Compilation album by Ana Gabriel
- Released: 1992
- Recorded: 1988–1991
- Genre: Pop, ranchera, regional
- Length: 71:18
- Label: Sony
- Producer: Ana Gabriel, Mariano Pérez, Oscar Gómez, Max Pierre

Ana Gabriel chronology
| Silueta (1992) | Personalidad: 20 Éxitos (1992) | Luna (1993) |

= Personalidad: 20 Éxitos =

Personalidad: 20 Éxitos is a compilation album by Mexican singer-songwriter Ana Gabriel. It was released in 1992 by Sony Music.

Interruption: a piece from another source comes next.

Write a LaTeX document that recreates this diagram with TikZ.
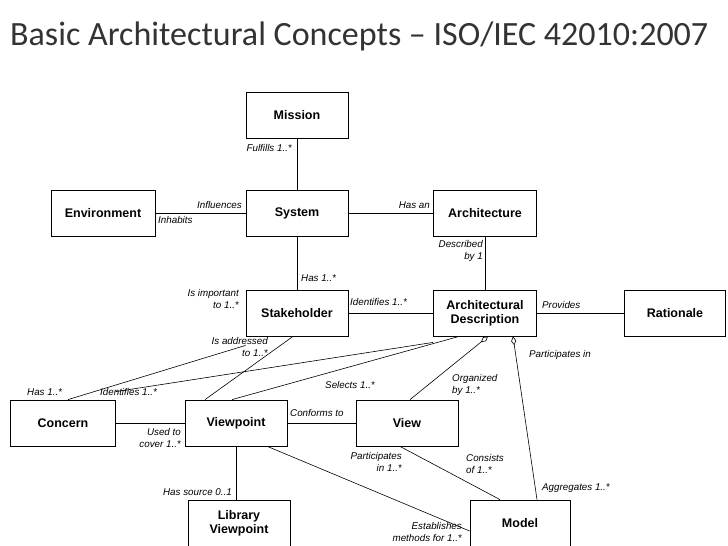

It was repackaged as The Best in the United States, where it peaked at number two on the Billboard Latin Pop Albums chart and received a multiplatinum certification by the RIAA for sales over 200,000 units.

==Track listing==

| No. | Title | Writer(s) | Length |
|---|---|---|---|
| 1. | "Quién Como Tú" | Ana Gabriel | 03:32 |
| 2. | "Pecado Original (live version taken from En Vivo)" | Gabriel, Michael Sullivan, Paulo Massadas | 03:34 |
| 3. | "Ay Amor" | Gabriel | 03:22 |
| 4. | "Destino" | Gabriel | 04:00 |
| 5. | "Mar y Arena" | Gabriel | 04:00 |
| 6. | "Y Aquí Estoy" | Gabriel | 03:45 |
| 7. | "Malvado" | Candelario Macedo | 02:38 |
| 8. | "Amor Con Desamor" | Gabriel | 03:38 |
| 9. | "Pensar en Ti" | Carlos Gómez, Maria Rosario Ovelar, Mariano Pérez | 03:48 |
| 10. | "Que Poco Hombre" | Omar Alfanno | 03:31 |
| 11. | "Es Demasiado Tarde" | Gabriel | 04:12 |
| 12. | "Amor" | José María Guzmán | 04:21 |
| 13. | "Simplemente Amigos" | Gabriel | 03:47 |
| 14. | "A Tu Lado" | Gabriel, Lalo Rodríguez | 03:17 |
| 15. | "Es el Amor Quien Llega" | Gómez, Pérez | 03:48 |
| 16. | "¿Qué Nos Paso?" | Gabriel, Tony Flores | 03:36 |
| 17. | "Búscame" | Gabriel, Flores | 02:56 |
| 18. | "Eso No Basta" | Gabriel, Flores | 03:38 |
| 19. | "Llévame" | Rodríguez | 03:23 |
| 20. | "Lo Quiero Todo" | Ricardo Zurita | 02:56 |

==Charts==
===The Best===

| Chart (1993) | Peak position |
|---|---|
| US Billboard Top Latin Albums | 20 |
| US Billboard Latin Pop Albums | 2 |

===Personalidad: 20 Exitos===

| Chart (2003) | Peak position |
|---|---|
| US Billboard Top Latin Albums | 40 |
| US Billboard Top Latin Albums | 15 |

==Certifications==

| Region | Certification | Certified units/sales |
| United States (RIAA) | 2× Platinum (Latin) | 200,000^{^} |
^{^} Shipments figures based on certification alone.